The volume of a rectangular box is calculated by multiplying its length, breadth, and height.
The formula for the volume (V) of a rectangular box is:
$$V = \text{Length} \times \text{Breadth} \times \text{Height}$$

Question1.step3 (Calculating Volume for (i))

For the first box, the given dimensions are:
Length = $$5a$$
Breadth = $$3a^2$$
Height = $$7a^4$$
Now, we apply the volume formula:
$$V = 5a \times 3a^2 \times 7a^4$$
First, multiply the numerical coefficients:
$$5 \times 3 \times 7 = 15 \times 7 = 105$$
Next, multiply the variable parts. When multiplying terms with the same base, we add their exponents:
$$a \times a^2 \times a^4 = a^{(1+2+4)} = a^7$$
Combining the numerical and variable parts, the volume is:
$$V = 105a^7$$

Question1.step4 (Calculating Volume for (ii))

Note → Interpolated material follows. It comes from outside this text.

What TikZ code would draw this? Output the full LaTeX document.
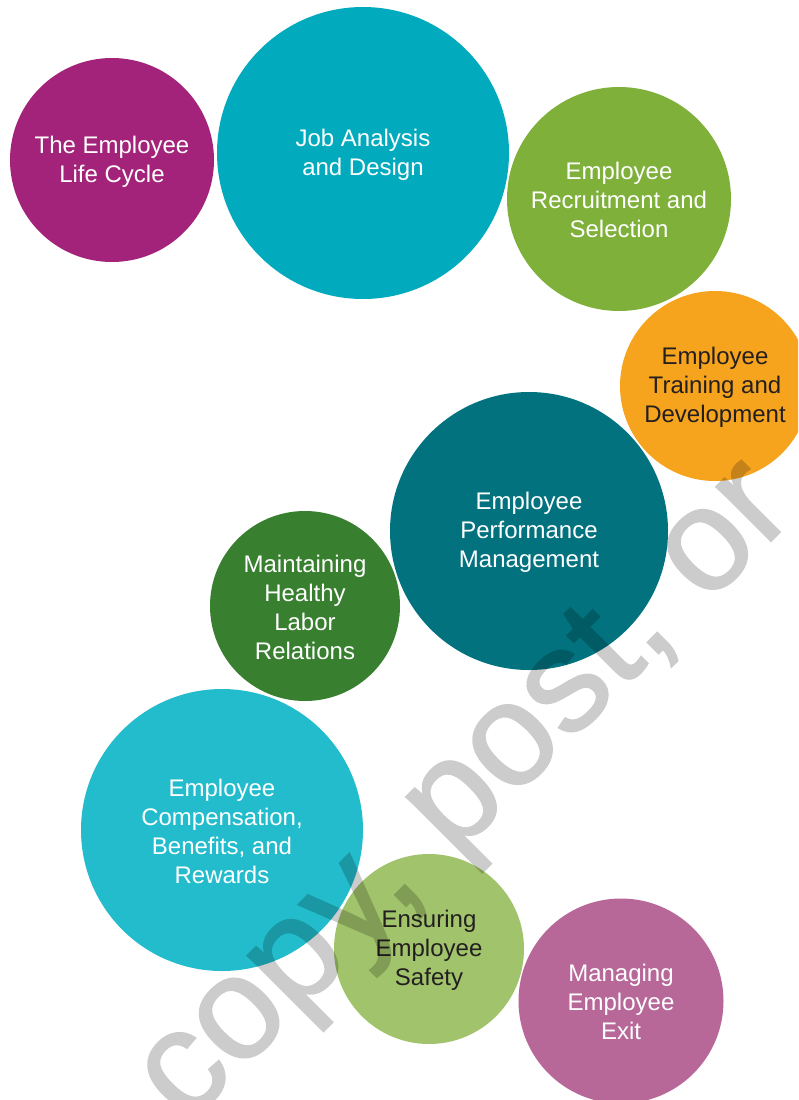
\documentclass[tikz,border=0pt]{standalone}
\usepackage{fontspec}
\setmainfont{Liberation Sans}
\newfontfamily\wmfont[FakeBold=1.2]{Liberation Sans}
\newcommand\tstrut{\rule{0pt}{20pt}}
\definecolor{cMagenta}{HTML}{A3237A}
\definecolor{cTeal}{HTML}{02AABD}
\definecolor{cGreen}{HTML}{7FB03A}
\definecolor{cOrange}{HTML}{F6A31E}
\definecolor{cDarkTeal}{HTML}{02727E}
\definecolor{cDarkGreen}{HTML}{387F2F}
\definecolor{cCyan}{HTML}{22BCCC}
\definecolor{cLightGreen}{HTML}{A0C36B}
\definecolor{cPurple}{HTML}{B76899}
\definecolor{cInk}{HTML}{231F20}
\begin{document}
\begin{tikzpicture}[x=1pt,y=-1pt,
  stage/.style={circle,draw=none,inner sep=0pt,align=center,text=white,
    font=\fontsize{24}{29}\selectfont},
  darktext/.style={text=cInk},
  watermark/.style={text=black,
    font=\wmfont\fontsize{146}{146}\selectfont,inner sep=0pt}]
\useasboundingbox (0,0) rectangle (798,1100);
\clip (0,0) rectangle (798,1100);
\node[stage,fill=cMagenta,minimum size=204pt] (life) at (112,160) {\tstrut The Employee\\Life Cycle};
\node[stage,fill=cTeal,minimum size=292pt] (job) at (363,153) {\tstrut Job Analysis\\and Design};
\node[stage,fill=cGreen,minimum size=224pt] (recruit) at (619,199) {\tstrut Employee\\Recruitment and\\Selection};
\node[stage,darktext,fill=cOrange,minimum size=190pt] (train) at (715,386) {\tstrut Employee\\Training and\\Development};
\node[stage,fill=cDarkTeal,minimum size=278pt] (perf) at (529,531) {\tstrut Employee\\Performance\\Management};
\node[stage,fill=cDarkGreen,minimum size=190pt] (labor) at (305,606) {\tstrut Maintaining\\Healthy\\Labor\\Relations};
\node[stage,fill=cCyan,minimum size=282pt] (comp) at (222,830) {\tstrut Employee\\Compensation,\\Benefits, and\\Rewards};
\node[stage,darktext,fill=cLightGreen,minimum size=190pt] (safety) at (429,949) {\tstrut Ensuring\\Employee\\Safety};
\node[stage,fill=cPurple,minimum size=205pt] (exit) at (621,1001) {\tstrut Managing\\Employee\\Exit};
\begin{scope}[transparency group,opacity=0.2]
\node[watermark,anchor=base west,rotate=45] (wm) at (186,1126) {copy, post, or};
\end{scope}
\end{tikzpicture}
\end{document}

For the second box, the given dimensions are:
Length = $$2p$$
Breadth = $$4q$$
Height = $$8r$$
Now, we apply the volume formula:
$$V = 2p \times 4q \times 8r$$
First, multiply the numerical coefficients:
$$2 \times 4 \times 8 = 8 \times 8 = 64$$
Next, multiply the variable parts:
$$p \times q \times r = pqr$$
Combining the numerical and variable parts, the volume is:
$$V = 64pqr$$

Question1.step5 (Calculating Volume for (iii))

For the third box, the given dimensions are:
Length = $$xy$$
Breadth = $$2x^2y$$
Height = $$2xy^2$$
Now, we apply the volume formula:
$$V = xy \times 2x^2y \times 2xy^2$$
First, multiply the numerical coefficients (note that $$xy$$ has an implicit coefficient of 1):
$$1 \times 2 \times 2 = 4$$
Next, multiply the variable parts for $$x$$. When multiplying terms with the same base, we add their exponents:
$$x \times x^2 \times x = x^{(1+2+1)} = x^4$$
Next, multiply the variable parts for $$y$$:
$$y \times y \times y^2 = y^{(1+1+2)} = y^4$$
Combining the numerical and variable parts, the volume is:
$$V = 4x^4y^4$$

Question1.step6 (Calculating Volume for (iv))

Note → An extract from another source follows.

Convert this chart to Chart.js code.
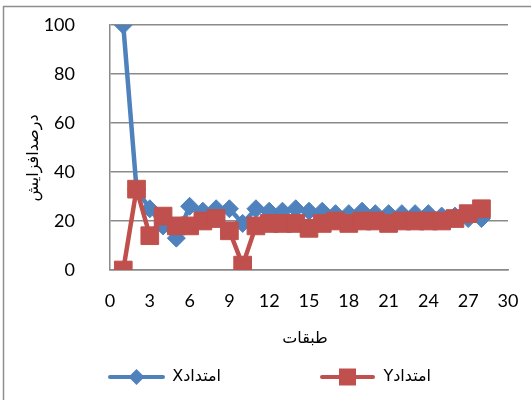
<!DOCTYPE html>
<html>
<head>
<meta charset="utf-8">
<script src="https://cdn.jsdelivr.net/npm/chart.js@4/dist/chart.umd.min.js"></script>
<style>
  html, body { margin: 0; padding: 0; background: #fff; }
  #wrap { position: relative; width: 531px; height: 400px; }
</style>
</head>
<body>
<div id="wrap"><canvas id="chart" width="531" height="400"></canvas></div>
<script>
// داده‌ها
const layers = [1, 2, 3, 4, 5, 6, 7, 8, 9, 10, 11, 12, 13, 14, 15, 16, 17, 18, 19, 20, 21, 22, 23, 24, 25, 26, 27, 28];
const extendX = [100, 33, 25, 18, 13, 26, 24, 25, 25, 19, 25, 24, 24, 25, 24, 24, 23, 23, 24, 23, 23, 23, 23, 23, 22, 22, 21, 21];
const extendY = [0, 33, 14, 22, 18, 18, 20, 21, 16, 2, 18, 19, 19, 19, 17, 19, 20, 19, 20, 20, 19, 20, 20, 20, 20, 21, 23, 25];
const xTicks = [0, 3, 6, 9, 12, 15, 18, 21, 24, 27, 30];
const yTicks = [0, 20, 40, 60, 80, 100];
const seriesNames = ["امتدادX", "امتدادY"];
const xTitle = "طبقات";
const yTitle = "درصدافزایش";

const BLUE = "#4F81BD";
const RED = "#C0504D";
const GRID = "#8a8a8a";
const NUM_FONT = "Lato, 'DejaVu Sans', sans-serif";
const AR_FONT = "'DejaVu Sans', sans-serif";

const toPoints = (vals) => layers.map((x, i) => ({ x: x, y: vals[i] }));

// قاب، عنوان محورها و راهنما
const decor = {
  id: "decor",
  beforeDraw(chart) {
    const ctx = chart.ctx;
    ctx.save();
    ctx.strokeStyle = "#8e8e8e";
    ctx.lineWidth = 1.5;
    ctx.beginPath();
    ctx.moveTo(3.5, 400);
    ctx.lineTo(3.5, 6.5);
    ctx.lineTo(531, 6.5);
    ctx.stroke();
    ctx.restore();
  },
  afterDraw(chart) {
    const ctx = chart.ctx;
    ctx.save();
    ctx.fillStyle = "#000";
    ctx.textBaseline = "middle";
    ctx.textAlign = "center";
    ctx.font = "16px " + AR_FONT;
    ctx.fillText(xTitle, 305, 339);
    ctx.save();
    ctx.translate(34, 158);
    ctx.rotate(-Math.PI / 2);
    ctx.fillText(yTitle, 0, 0);
    ctx.restore();

    // legend
    const items = [
      { color: BLUE, x0: 110, x1: 163, shape: "diamond", textRight: 221 },
      { color: RED, x0: 322, x1: 373, shape: "square", textRight: 431 },
    ];
    const ly = 377;
    items.forEach((it, i) => {
      ctx.strokeStyle = it.color;
      ctx.fillStyle = it.color;
      ctx.lineWidth = 4;
      ctx.lineCap = "round";
      ctx.beginPath();
      ctx.moveTo(it.x0, ly);
      ctx.lineTo(it.x1, ly);
      ctx.stroke();
      const cx = (it.x0 + it.x1) / 2;
      ctx.beginPath();
      if (it.shape === "diamond") {
        ctx.moveTo(cx - 8, ly);
        ctx.lineTo(cx, ly - 8);
        ctx.lineTo(cx + 8, ly);
        ctx.lineTo(cx, ly + 8);
      } else {
        ctx.rect(cx - 8.5, ly - 8.5, 17, 17);
      }
      ctx.closePath();
      ctx.fill();
      ctx.fillStyle = "#000";
      ctx.direction = "rtl";
      ctx.textAlign = "right";
      ctx.font = "16px " + AR_FONT;
      ctx.fillText(seriesNames[i], it.textRight, ly);
    });
    ctx.restore();
  },
};

new Chart(document.getElementById("chart"), {
  type: "line",
  data: {
    datasets: [
      {
        label: seriesNames[0],
        data: toPoints(extendX),
        borderColor: BLUE,
        backgroundColor: BLUE,
        borderWidth: 4.5,
        pointStyle: "rectRot",
        pointRadius: 9,
        pointBorderWidth: 1,
        pointBorderColor: BLUE,
        tension: 0,
        order: 1,
      },
      {
        label: seriesNames[1],
        data: toPoints(extendY),
        borderColor: RED,
        backgroundColor: RED,
        borderWidth: 4.5,
        pointStyle: "rect",
        pointRadius: 12.5,
        pointBorderWidth: 1,
        pointBorderColor: RED,
        tension: 0,
        order: 0,
      },
    ],
  },
  options: {
    responsive: false,
    animation: false,
    layout: { autoPadding: false, padding: { left: 0, right: 23, top: 25, bottom: 0 } },
    plugins: {
      legend: { display: false },
      tooltip: { enabled: false },
      title: { display: false },
    },
    scales: {
      x: {
        type: "linear",
        min: 0,
        max: 30,
        afterBuildTicks: (s) => { s.ticks = xTicks.map((v) => ({ value: v })); },
        afterFit: (s) => { s.height = 130; s.paddingLeft = 0; s.paddingRight = 0; },
        grid: { display: false, drawTicks: false },
        border: { display: true, color: GRID, width: 1.5 },
        ticks: { padding: 20, color: "#000", font: { family: NUM_FONT, size: 18 }, maxRotation: 0 },
      },
      y: {
        type: "linear",
        min: 0,
        max: 100,
        afterBuildTicks: (s) => { s.ticks = yTicks.map((v) => ({ value: v })); },
        afterFit: (s) => { s.width = 110; s.paddingTop = 0; s.paddingBottom = 0; },
        grid: { color: GRID, lineWidth: 1.5, drawTicks: false },
        border: { display: true, color: GRID, width: 1.5 },
        ticks: { padding: 35, color: "#000", font: { family: NUM_FONT, size: 18 } },
      },
    },
  },
  plugins: [decor],
});
</script>
</body>
</html>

For the fourth box, the given dimensions are:
Length = $$a$$
Breadth = $$2b$$
Height = $$3c$$
Now, we apply the volume formula:
$$V = a \times 2b \times 3c$$
First, multiply the numerical coefficients (note that $$a$$ has an implicit coefficient of 1):
$$1 \times 2 \times 3 = 6$$
Next, multiply the variable parts:
$$a \times b \times c = abc$$
Combining the numerical and variable parts, the volume is:
$$V = 6abc$$